On Tuesday, the 114th Congress’ term officially began with Republicans holding the majority in both chambers for the first time in eight years. After the photo ops of swearing in ceremonies with the Vice President and congressional members’ families, Congress wasted no time to get to work (something that wasn’t done much in the previous session). Most of the day was about finding co-sponsors and votes for bills that would make great press releases for constituents back home. In the House of Representatives, however, a very important new rule was passed that will change how legislation is evaluated.
The Congressional Budget Office (CBO) provides nonpartisan economic analysis on the costs for any budgets or legislation proposed by Congress. When changes in taxation are involved, the nonpartisan Joint Committee On Taxation (JCT) issues reports regarding the revenue side. These two departments work together to create projections highlighting how a change in current policy would play out in certain scenarios.

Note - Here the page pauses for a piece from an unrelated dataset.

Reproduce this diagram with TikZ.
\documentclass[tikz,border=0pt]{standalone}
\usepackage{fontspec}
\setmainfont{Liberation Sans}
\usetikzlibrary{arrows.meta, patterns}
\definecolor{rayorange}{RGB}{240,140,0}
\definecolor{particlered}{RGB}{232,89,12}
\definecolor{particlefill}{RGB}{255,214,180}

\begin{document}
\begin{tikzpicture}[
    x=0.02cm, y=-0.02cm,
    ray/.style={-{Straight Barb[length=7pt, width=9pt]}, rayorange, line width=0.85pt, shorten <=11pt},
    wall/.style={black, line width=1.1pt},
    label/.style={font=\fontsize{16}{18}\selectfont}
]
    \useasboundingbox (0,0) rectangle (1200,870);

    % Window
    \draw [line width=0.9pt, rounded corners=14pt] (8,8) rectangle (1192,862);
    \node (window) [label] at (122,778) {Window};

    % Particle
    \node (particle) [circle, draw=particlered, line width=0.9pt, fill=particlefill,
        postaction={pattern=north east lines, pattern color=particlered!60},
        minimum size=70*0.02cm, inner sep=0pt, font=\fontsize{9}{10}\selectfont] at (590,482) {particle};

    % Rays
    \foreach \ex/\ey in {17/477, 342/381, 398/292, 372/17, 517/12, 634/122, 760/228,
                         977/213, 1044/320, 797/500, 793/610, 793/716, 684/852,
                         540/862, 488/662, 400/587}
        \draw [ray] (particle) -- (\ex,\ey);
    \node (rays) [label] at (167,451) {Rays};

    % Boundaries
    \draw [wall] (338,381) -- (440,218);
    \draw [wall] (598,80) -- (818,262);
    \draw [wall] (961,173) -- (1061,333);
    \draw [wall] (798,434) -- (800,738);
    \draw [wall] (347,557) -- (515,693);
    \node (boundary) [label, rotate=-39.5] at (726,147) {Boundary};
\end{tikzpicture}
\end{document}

The rule passed along a straight party-line vote in the House on Tuesday changes which scenarios are used.
Traditionally, the CBO and the JCT use two kinds of forecasting models: One that projects expenditures and revenues based on current policy assumptions (called the baseline) and another based on the result of proposed legislation (called scoring). They start with the baseline and scoring projects the possible effects on the baseline.
Forecasting is all about “what-ifs.” The CBO uses what historical data is available and makes assumptions that are less speculative by incorporating known economic trends. Using that information, the JCT then takes the proposed legislation and plugs in the changes to current policy. The CBO then makes additional projections based on the JCT’s analysis. Oversimplified, the CBO looks at the big picture (macro effects) and the JCT looks at the smaller changes (micro) effects. Congress then uses the reports issued to tweak legislation if needed, as well as well as provide the necessary numbers to sell the bills or budgets to the public.
The standard practice has long been to take a somewhat simplified approach. For example, an assumption of a number of people in the workforce paying a certain amount of taxes can give the government an estimated amount of revenue. Obviously, it is impossible to be 100 percent accurate with the number, but the estimations take in certain factors based on employment trends and tax rates. From there, the government can plan their expenditures based on that projected revenue. The CBO and JCT then take a new budget or policy and make predictions accordingly.
Instead of focusing on the impact of fiscal policy based on a range of known factors, the House now requires that unknown reactions to the proposed legislation be incorporated in the analyses. This method, called dynamic scoring, incorporates the macroeconomic effects of the legislation. The CBO and JCT already do this to some extent, but present it as a range of possibilities. They also explain that they leave out many unknown scenarios due to the high level of uncertainty.
The new rule requires that the highly uncertain scenarios be included.
In a perfect world, dynamic scoring does have its benefits when the information is there. However, the more a piece of legislation differs from current policy, the more difficult it is to predict future activity. Furthermore, government planning takes a much longer term approach (generally ten years), and it becomes nearly impossible to predict what will happen that far out. Dynamic scoring requires predicting future administrations’ policies, economic conditions and social behavior.
In other words, the CBO and JCT are now required to be clairvoyant, which isn’t sound economic policy.
The Republicans are saying that they are simply requiring more information be included in the analyses. What they are failing to say is that the information is highly speculative and not based on known factors. Democrats, including the White House, have said that this is just another way to push through additional tax cuts for the ultra wealthy. This point is supported by an analysis from the Center on Budget and Policy Priorities, which says the new rule will not only provide less information, but allow Republicans to hide tax cuts which could swell the deficit.
This is much like how the Bush era tax cuts wiped out the surplus from the 1990s, creating a huge deficit, which led to the Great Recession and a period of unprecedented income inequality.
For the past several years, the CBO reports have not been friendly to Republicans, as it has shown the cost saving measures of the ACA as well as shown the Bush era tax cuts did not stimulate the economy. So, naturally, the Republicans would like to end the use of, well, facts. In addition to the rule change, there are reports that the Republican majority in the Senate does not plan to reappoint the current CBO Director. Doug Elmendorf has a history with the CBO beginning in the mid-1990s and was first appointed as director in January 2009. He has maintained the nonpartisan tradition of analyses and has been commended by both Republicans and Democrats. He has also long been opposed to using dynamic scoring.
His term ended on January 5, but will continue as director while he awaits the Senate’s decision to reappoint or replace him.